Begin DATA PROVIDED

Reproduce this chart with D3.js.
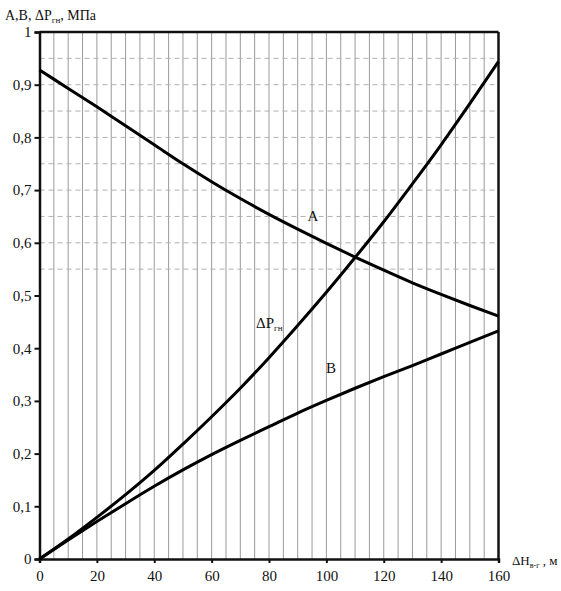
<!DOCTYPE html>
<html><head><meta charset="utf-8">
<script src="https://cdn.jsdelivr.net/npm/d3@7"></script>
<style>body{margin:0;background:#fff}svg{display:block}text{font-family:"Liberation Serif","Times New Roman",serif;fill:#111}</style>
</head><body><div id="c"></div>
<script>
const xValues = [0,10,20,30,40,50,60,70,80,90,100,110,120,130,140,150,160];
const seriesA = [0.928,0.893,0.858,0.822,0.786,0.750,0.716,0.684,0.654,0.626,0.599,0.573,0.548,0.524,0.502,0.481,0.461];
const seriesB = [0,0.036,0.071,0.105,0.138,0.169,0.198,0.225,0.251,0.277,0.301,0.324,0.346,0.367,0.389,0.411,0.433];
const seriesDP = [0,0.038,0.079,0.122,0.168,0.218,0.270,0.324,0.382,0.443,0.506,0.572,0.640,0.712,0.786,0.864,0.944];
const xTicks = [0,20,40,60,80,100,120,140,160];
const yTicks = [0,0.1,0.2,0.3,0.4,0.5,0.6,0.7,0.8,0.9,1];
const vGrid = d3.range(5,160,5);
const hGrid = [0.55,0.6,0.65,0.7,0.75,0.8,0.85,0.9,0.95];

const W=561,H=591;
const svg=d3.select("#c").append("svg").attr("width",W).attr("height",H);
const x=d3.scaleLinear().domain([0,160]).range([39.5,498.5]);
const y=d3.scaleLinear().domain([0,1]).range([559,32]);

// grid
svg.append("g").selectAll("line").data(vGrid).join("line")
 .attr("x1",d=>x(d)).attr("x2",d=>x(d)).attr("y1",y(0)).attr("y2",y(1))
 .attr("stroke","#9a9a9a").attr("stroke-width",1);
svg.append("g").selectAll("line").data(hGrid).join("line")
 .attr("x1",x(0)).attr("x2",x(160)).attr("y1",d=>y(d)).attr("y2",d=>y(d))
 .attr("stroke","#b0b0b0").attr("stroke-width",1).attr("stroke-dasharray","5,4");

// frame
svg.append("line").attr("x1",x(0)).attr("x2",x(160)).attr("y1",y(1)).attr("y2",y(1)).attr("stroke","#111").attr("stroke-width",2.5);
svg.append("line").attr("x1",x(160)).attr("x2",x(160)).attr("y1",y(1)).attr("y2",y(0)).attr("stroke","#111").attr("stroke-width",2.5);

const fmt=d=>String(+d.toFixed(2)).replace(".",",");
const xAxis=svg.append("g").attr("transform",`translate(0,${y(0)})`)
 .call(d3.axisBottom(x).tickValues(xTicks).tickSize(4).tickPadding(7).tickFormat(d=>d));
const yAxis=svg.append("g").attr("transform",`translate(${x(0)},0)`)
 .call(d3.axisLeft(y).tickValues(yTicks).tickSize(5).tickPadding(3).tickFormat(fmt));
[xAxis,yAxis].forEach(a=>{
 a.attr("font-family","Liberation Serif, serif").attr("font-size",15);
 a.select(".domain").attr("stroke","#111").attr("stroke-width",2.5);
 a.selectAll(".tick line").attr("stroke","#111").attr("stroke-width",2);
 a.selectAll("text").style("font-family","'Liberation Serif', serif").style("font-size","15px").attr("fill","#111");
});

const line=d3.line().x((d,i)=>x(xValues[i])).y(d=>y(d)).curve(d3.curveMonotoneX);
[seriesA,seriesB,seriesDP].forEach(s=>{
 svg.append("path").attr("d",line(s)).attr("fill","none").attr("stroke","#000").attr("stroke-width",3);
});

// labels
svg.append("text").attr("x",313).attr("y",221).attr("text-anchor","middle").style("font-size","15px").text("A");
svg.append("text").attr("x",331).attr("y",373).attr("text-anchor","middle").style("font-size","15px").text("B");
const dp=svg.append("text").attr("x",256).attr("y",328).style("font-size","15px");
dp.append("tspan").text("ΔP");
dp.append("tspan").attr("dy",3).style("font-size","9px").text("гн");

const yt=svg.append("text").attr("x",5).attr("y",20).style("font-size","14px");
yt.append("tspan").text("A,B, ΔP");
yt.append("tspan").attr("dy",3).style("font-size","9px").text("гн");
yt.append("tspan").attr("dy",-3).text(", МПа");

const xt=svg.append("text").attr("x",512).attr("y",565).style("font-size","13px");
xt.append("tspan").text("ΔH");
xt.append("tspan").attr("dy",3).style("font-size","8px").text("в-г");
xt.append("tspan").attr("dy",-3).text(" , м");
</script></body></html>
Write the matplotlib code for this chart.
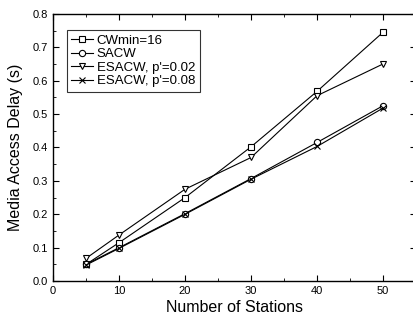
import matplotlib
matplotlib.use("Agg")
import matplotlib.pyplot as plt
from matplotlib.ticker import MultipleLocator

plt.rcParams['font.family'] = ['Liberation Sans', 'DejaVu Sans']

stations = [5, 10, 20, 30, 40, 50]
cwmin16 = [0.050, 0.115, 0.250, 0.402, 0.568, 0.745]
sacw = [0.050, 0.100, 0.202, 0.307, 0.415, 0.525]
esacw_002 = [0.068, 0.138, 0.275, 0.370, 0.555, 0.650]
esacw_008 = [0.048, 0.098, 0.200, 0.305, 0.403, 0.518]

fig = plt.figure(figsize=(4.14, 3.22), dpi=100)
ax = fig.add_axes([0.128, 0.127, 0.877, 0.83])

kw = dict(color='black', lw=0.8, ms=4.5, mfc='white', mew=0.8)
ax.plot(stations, cwmin16, marker='s', label='CWmin=16', **kw)
ax.plot(stations, sacw, marker='o', label='SACW', **kw)
ax.plot(stations, esacw_002, marker='v', label="ESACW, p'=0.02", **kw)
ax.plot(stations, esacw_008, marker='x', label="ESACW, p'=0.08", color='black', lw=0.8, ms=4.5, mew=0.8)

ax.set_xlim(0, 55)
ax.set_ylim(0, 0.8)
ax.xaxis.set_major_locator(MultipleLocator(10))
ax.xaxis.set_minor_locator(MultipleLocator(5))
ax.yaxis.set_major_locator(MultipleLocator(0.1))
ax.yaxis.set_minor_locator(MultipleLocator(0.05))
ax.yaxis.set_major_formatter(matplotlib.ticker.FormatStrFormatter('%.1f'))
ax.tick_params(which='both', direction='in', top=True, right=True, labelsize=8)
ax.tick_params(which='major', length=4)
ax.tick_params(which='minor', length=2)
for s in ax.spines.values():
    s.set_linewidth(1.0)

ax.set_xlabel('Number of Stations', fontsize=11.5, labelpad=3)
ax.set_ylabel('Media Access Delay (s)', fontsize=11.5, labelpad=7)

leg = ax.legend(loc='upper left', bbox_to_anchor=(0.02, 0.965), fontsize=9.5,
                handlelength=1.6, handletextpad=0.3, labelspacing=0.1,
                borderpad=0.35, frameon=True, fancybox=False, edgecolor='black')
leg.get_frame().set_linewidth(0.8)

fig.savefig('out.png', dpi=100)
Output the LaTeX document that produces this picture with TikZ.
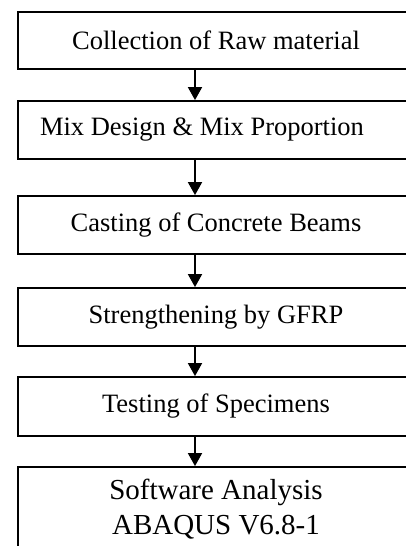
\documentclass[tikz,border=0pt]{standalone}
\usepackage{fontspec}
\setmainfont{Liberation Serif}
\usetikzlibrary{arrows.meta}
\begin{document}
\begin{tikzpicture}[x=1pt,y=1pt,
  stepbox/.style={draw=black, line width=1.8pt, minimum width=396pt, inner sep=0pt,
    align=center, font=\fontsize{26.5}{31}\selectfont},
  arr/.style={line width=1.8pt, -{Triangle[length=13pt,width=14pt]}}]
\clip (0,0) rectangle (406,546);
\coordinate (ax) at (195,0);
\node[stepbox, minimum height=57pt] (b1) at (216,505.5) {Collection of Raw material};
\node[stepbox, minimum height=58pt] (b2) at (216,416) {\hspace*{-28pt}Mix Design \& Mix Proportion};
\node[stepbox, minimum height=58pt] (b3) at (216,321) {Casting of Concrete Beams};
\node[stepbox, minimum height=58pt] (b4) at (216,229) {Strengthening by GFRP};
\node[stepbox, minimum height=59pt] (b5) at (216,139.5) {Testing of Specimens};
\node[stepbox, minimum height=85pt, font=\fontsize{29}{35}\selectfont] (b6) at (216,36.5) {Software Analysis\\ABAQUS V6.8-1};
\draw[arr] (b1.south -| ax) -- (b2.north -| ax);
\draw[arr] (b2.south -| ax) -- (b3.north -| ax);
\draw[arr] (b3.south -| ax) -- (b4.north -| ax);
\draw[arr] (b4.south -| ax) -- (b5.north -| ax);
\draw[arr] (b5.south -| ax) -- (b6.north -| ax);
\end{tikzpicture}
\end{document}
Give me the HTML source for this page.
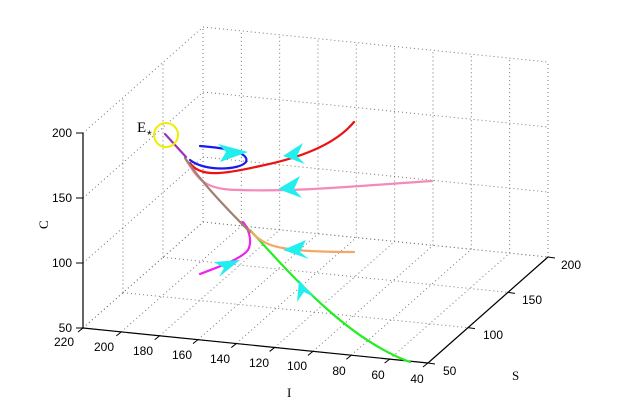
<!DOCTYPE html>
<html><head><meta charset="utf-8"><style>
body{margin:0;background:#fff}
svg{display:block;font-family:"Liberation Sans",sans-serif}
.t{font-size:12px;fill:#000}
.s{font-family:"Liberation Serif",serif;font-size:13px}
</style></head><body>
<svg id="g" width="622" height="417" viewBox="0 0 622 417" xmlns="http://www.w3.org/2000/svg">
<g id="grid" stroke="#777" stroke-width="1" stroke-dasharray="1,3" fill="none"></g>
<g stroke="#000" stroke-width="1.2" fill="none">
<line x1="83" y1="328" x2="83" y2="133"/>
<line x1="83" y1="328" x2="428" y2="363"/>
<line x1="428" y1="363" x2="548" y2="257"/>
</g>
<g id="ticks" stroke="#000" stroke-width="1" fill="none"></g>
<g class="t" text-anchor="end">
<text x="72" y="137">200</text><text x="72" y="202">150</text><text x="72" y="267">100</text><text x="72" y="332">50</text>
</g>
<g class="t" text-anchor="middle">
<text x="64" y="346">220</text><text x="104" y="351">200</text><text x="143" y="355">180</text><text x="182" y="359">160</text><text x="220" y="363">140</text><text x="259" y="367">120</text><text x="297" y="370">100</text><text x="339" y="375">80</text><text x="378" y="379">60</text><text x="417" y="383">40</text>
</g>
<g class="t" text-anchor="start">
<text x="443" y="375">50</text><text x="483" y="339">100</text><text x="522" y="304">150</text><text x="561" y="269">200</text>
</g>
<text class="s" x="287" y="397">I</text>
<text class="s" x="512" y="380">S</text>
<text class="s" x="47" y="238" transform="rotate(-90 43 233)">C</text>
<text class="s" x="137" y="132" style="font-size:15px">E</text><text x="147" y="139" style="font-size:12px">*</text>
<g fill="none" stroke-width="2.2" stroke-linecap="round">
<path d="M250,230 C300,285 350,340 410,362" stroke="#22ee22"/>
<path d="M354,122 C335,145 300,158 260,166 C225,174 200,178 190,163" stroke="#ee1111"/>
<path d="M200,146 C225,148 250,152 246,162 C240,170 205,172 190,160" stroke="#1a1aee"/>
<path d="M432,181 C370,185 300,192 240,190 C205,190 198,180 185,158" stroke="#f58ab8"/>
<path d="M354,252 C310,252 280,250 266,243 C256,238 252,233 246,226" stroke="#f4a868"/>
<path d="M200,274 C215,268 240,260 248,250 C253,240 248,228 243,222" stroke="#ee22ee"/>
<path d="M185,158 C200,180 220,202 250,232" stroke="#a08070"/>
<path d="M165,134 L186,157" stroke="#9933bb"/>
</g>
<g fill="#22eeee">
<polygon points="248,152 218,144 226,152 220,162"/>
<polygon points="283,156 303,143 297,156 305,164"/>
<polygon points="278,189 300,176 294,189 302,198"/>
<polygon points="240,260 214,262 224,268 219,277"/>
<polygon points="283,250 306,240 300,252 309,259"/>
<polygon points="299,280 297,302 304,292 314,297"/>
</g>
<circle cx="166" cy="135" r="12" fill="none" stroke="#eeee00" stroke-width="2"/>
</svg>
<script>
function P(I,S,C){return [83+(220-I)/20*38.33+(S-50)/50*40, 328+(220-I)/20*3.89-(S-50)/50*35.33-(C-50)/50*65];}
var g=document.getElementById('grid'),tk=document.getElementById('ticks'),h='',t='';
function L(a,b){return '<line x1="'+a[0]+'" y1="'+a[1]+'" x2="'+b[0]+'" y2="'+b[1]+'"/>';}
for(var I=220;I>=40;I-=20){h+=L(P(I,50,50),P(I,200,50));h+=L(P(I,200,50),P(I,200,200));
 var a=P(I,50,50);t+=L(a,[a[0]-5,a[1]+4]);}
for(var S=50;S<=200;S+=50){h+=L(P(220,S,50),P(40,S,50));h+=L(P(220,S,50),P(220,S,200));
 var b=P(40,S,50);t+=L(b,[b[0]+7,b[1]+1]);}
for(var C=50;C<=200;C+=50){h+=L(P(220,200,C),P(40,200,C));h+=L(P(220,50,C),P(220,200,C));
 var c=P(220,50,C);t+=L(c,[c[0]-7,c[1]]);}
g.innerHTML=h;tk.innerHTML=t;
</script>
</body></html>
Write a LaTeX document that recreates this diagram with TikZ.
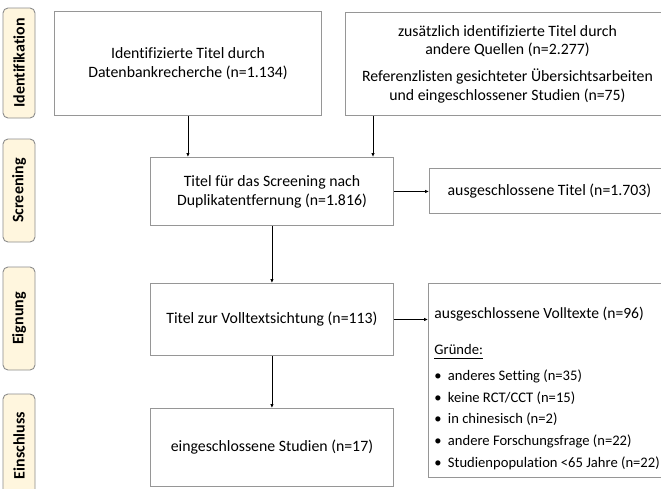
\documentclass[tikz,border=0pt]{standalone}
\usepackage{fontspec}
\setmainfont{Carlito}[Ligatures={NoCommon}]
\usetikzlibrary{arrows.meta,calc}
\definecolor{boxgray}{RGB}{150,150,150}
\definecolor{labelfill}{RGB}{255,246,222}
\definecolor{labelgray}{RGB}{140,140,140}
\newcommand{\bulletitem}{\makebox[13.5pt][l]{\textbullet}}
\tikzset{
  flowbox/.style={draw=boxgray, line width=0.9pt, fill=white, inner sep=0pt, align=flush center,
    font=\fontsize{15.8}{19}\selectfont},
  phaselabel/.style={draw=labelgray, line width=0.9pt, fill=labelfill, rounded corners=5pt,
    rotate=90, minimum height=32, inner sep=0pt, font=\fontsize{16}{19}\selectfont\bfseries},
  flowarrow/.style={draw=black, line width=0.8pt, -{Latex[length=4pt,width=3.5pt]}}
}
\begin{document}
\begin{tikzpicture}[x=1pt,y=-1pt]
\useasboundingbox (0,0) rectangle (661,488);
\clip (0,0) rectangle (661,488);
% phase labels
\node[phaselabel, minimum width=110] (lid) at (19,63) {Identifikation};
\node[phaselabel, minimum width=103] (lsc) at (19,190.5) {Screening};
\node[phaselabel, minimum width=103] (lei) at (19,318.5) {Eignung};
\node[phaselabel, minimum width=103] (les) at (19,445.5) {Einschluss};
% boxes
\node[flowbox, anchor=north west, minimum width=267, minimum height=104] (b1) at (54,11)
  {Identifizierte Titel durch\\Datenbankrecherche (n=1.134)};
\node[flowbox, anchor=north west, minimum width=324, minimum height=103,
  font=\fontsize{15.8}{18.5}\selectfont] (b2) at (345,12)
  {zusätzlich identifizierte Titel durch\\andere Quellen (n=2.277)\\[8.5pt]
   Referenzlisten gesichteter Übersichtsarbeiten\\und eingeschlossener Studien (n=75)};
\node[flowbox, anchor=north west, minimum width=243, minimum height=68] (b3) at (150,157)
  {Titel für das Screening nach\\Duplikatentfernung (n=1.816)};
\node[flowbox, anchor=north west, minimum width=240, minimum height=45] (b4) at (429,168)
  {ausgeschlossene Titel (n=1.703)};
\node[flowbox, anchor=north west, minimum width=243, minimum height=72] (b5) at (150,283)
  {Titel zur Volltextsichtung (n=113)};
\node[flowbox, anchor=north west, minimum width=241, minimum height=194, inner xsep=6pt] (b6) at (428,283)
  {\parbox[c][182pt][t]{229pt}{\raggedright\fontsize{15.6}{21.7}\selectfont
   \rule{0pt}{29pt}ausgeschlossene Volltexte (n=96)\par\vspace{13.8pt}
   \fontsize{14.6}{21.8}\selectfont
   \underline{Gründe:\vphantom{g}}\par\vspace{4.5pt}
   \mbox{\bulletitem anderes Setting (n=35)}\par
   \mbox{\bulletitem keine RCT/CCT (n=15)}\par
   \mbox{\bulletitem in chinesisch (n=2)}\par
   \mbox{\bulletitem andere Forschungsfrage (n=22)}\par
   \mbox{\bulletitem Studienpopulation <65 Jahre (n=22)}\par}};
\node[flowbox, anchor=north west, minimum width=243, minimum height=78] (b7) at (150,408)
  {eingeschlossene Studien (n=17)};
% connectors
\draw[flowarrow] (b1.south) -- (b1.south |- b3.north);
\coordinate (b2out) at ($(b2.south west)+(28,0)$);
\draw[flowarrow] (b2out) -- (b2out |- b3.north);
\draw[flowarrow] (b3.east) -- (b4.west |- b3.east);
\draw[flowarrow] (b3.south) -- (b5.north);
\draw[flowarrow] (b5.east) -- (b6.west |- b5.east);
\draw[flowarrow] (b5.south) -- (b7.north);
\end{tikzpicture}
\end{document}
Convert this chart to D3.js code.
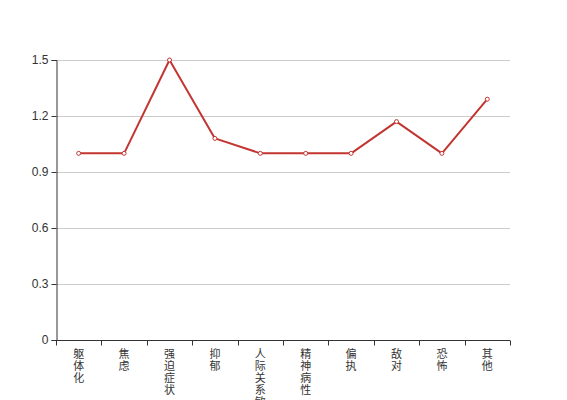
<!DOCTYPE html>
<html>
<head>
  <meta charset="utf-8">
  <title>Line chart</title>
  <script src="https://cdnjs.cloudflare.com/ajax/libs/d3/7.8.5/d3.min.js"></script>
  <style>
    html, body { margin: 0; padding: 0; background: #fff; }
    text { font-family: "Liberation Sans", "Noto Sans CJK SC", sans-serif; fill: #333; }
    .xlabel { font-family: "Noto Sans CJK SC", sans-serif; }
  </style>
</head>
<body>
  <svg id="chart" width="567" height="400"></svg>
  <script>
    let categories = ['躯体化', '焦虑', '强迫症状', '抑郁', '人际关系敏感', '精神病性', '偏执', '敌对', '恐怖', '其他']
    let values = [1, 1, 1.5, 1.08, 1, 1, 1, 1.17, 1, 1.29]
    let yTicks = [0, 0.3, 0.6, 0.9, 1.2, 1.5]

    let margin = { left: 56, right: 57, top: 60, bottom: 60 }
    let width = 567, height = 400
    let color = '#c23531'

    let svg = d3.select('#chart')

    let x = d3.scaleBand().domain(categories).range([margin.left, width - margin.right])
    let y = d3.scaleLinear().domain([0, 1.5]).range([height - margin.bottom, margin.top])

    // grid
    svg.append('g')
      .selectAll('line')
      .data(yTicks.filter(d => d > 0))
      .join('line')
      .attr('x1', margin.left).attr('x2', width - margin.right)
      .attr('y1', d => Math.round(y(d)) + 0.5).attr('y2', d => Math.round(y(d)) + 0.5)
      .attr('stroke', '#ccc')

    // y axis
    let yAxis = svg.append('g')
      .attr('transform', `translate(${margin.left + 0.5},0)`)
      .call(d3.axisLeft(y).tickValues(yTicks).tickFormat(d => d).tickSizeOuter(0).tickSize(5).tickPadding(3))
    yAxis.select('.domain').attr('stroke', '#333')
    yAxis.selectAll('.tick line').attr('stroke', '#333')
    yAxis.selectAll('text').style('font-size', '12px').attr('font-family', null)

    // x axis
    let xAxis = svg.append('g')
      .attr('transform', `translate(0,${height - margin.bottom + 0.5})`)
    xAxis.append('line')
      .attr('x1', margin.left).attr('x2', width - margin.right)
      .attr('stroke', '#333')
    let bounds = categories.map(c => x(c)).concat([x.range()[1]])
    xAxis.selectAll('.xtick')
      .data(bounds)
      .join('line')
      .attr('class', 'xtick')
      .attr('x1', d => Math.round(d) + 0.5).attr('x2', d => Math.round(d) + 0.5)
      .attr('y1', 0).attr('y2', 5)
      .attr('stroke', '#333')

    let labels = xAxis.selectAll('.xlabel')
      .data(categories)
      .join('text')
      .attr('class', 'xlabel')
      .attr('text-anchor', 'middle')
      .style('font-size', '11px')
    labels.selectAll('tspan')
      .data(d => d.split(''))
      .join('tspan')
      .attr('x', function () { let c = d3.select(this.parentNode).datum(); return x(c) + x.bandwidth() / 2 })
      .attr('y', (d, i) => 17 + i * 12)
      .text(d => d)

    // line
    let line = d3.line()
      .x((d, i) => x(categories[i]) + x.bandwidth() / 2)
      .y(d => y(d))

    svg.append('path')
      .datum(values)
      .attr('d', line)
      .attr('fill', 'none')
      .attr('stroke', color)
      .attr('stroke-width', 2)
      .attr('stroke-linejoin', 'round')

    svg.append('g')
      .selectAll('circle')
      .data(values)
      .join('circle')
      .attr('cx', (d, i) => x(categories[i]) + x.bandwidth() / 2)
      .attr('cy', d => y(d))
      .attr('r', 2)
      .attr('fill', '#fff')
      .attr('stroke', color)
      .attr('stroke-width', 1)
  </script>
</body>
</html>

End DATA PROVIDED

_GIVEN EXERCISE_
Copy, word for word, the entries above from the first line to the line that holds "const y=d3.scaleLinear().domain([0,1]).range([559,32]);". Drop the pictures.

_FINISHED TASK_
Reproduce this chart with D3.js.
<!DOCTYPE html>
<html><head><meta charset="utf-8">
<script src="https://cdn.jsdelivr.net/npm/d3@7"></script>
<style>body{margin:0;background:#fff}svg{display:block}text{font-family:"Liberation Serif","Times New Roman",serif;fill:#111}</style>
</head><body><div id="c"></div>
<script>
const xValues = [0,10,20,30,40,50,60,70,80,90,100,110,120,130,140,150,160];
const seriesA = [0.928,0.893,0.858,0.822,0.786,0.750,0.716,0.684,0.654,0.626,0.599,0.573,0.548,0.524,0.502,0.481,0.461];
const seriesB = [0,0.036,0.071,0.105,0.138,0.169,0.198,0.225,0.251,0.277,0.301,0.324,0.346,0.367,0.389,0.411,0.433];
const seriesDP = [0,0.038,0.079,0.122,0.168,0.218,0.270,0.324,0.382,0.443,0.506,0.572,0.640,0.712,0.786,0.864,0.944];
const xTicks = [0,20,40,60,80,100,120,140,160];
const yTicks = [0,0.1,0.2,0.3,0.4,0.5,0.6,0.7,0.8,0.9,1];
const vGrid = d3.range(5,160,5);
const hGrid = [0.55,0.6,0.65,0.7,0.75,0.8,0.85,0.9,0.95];

const W=561,H=591;
const svg=d3.select("#c").append("svg").attr("width",W).attr("height",H);
const x=d3.scaleLinear().domain([0,160]).range([39.5,498.5]);
const y=d3.scaleLinear().domain([0,1]).range([559,32]);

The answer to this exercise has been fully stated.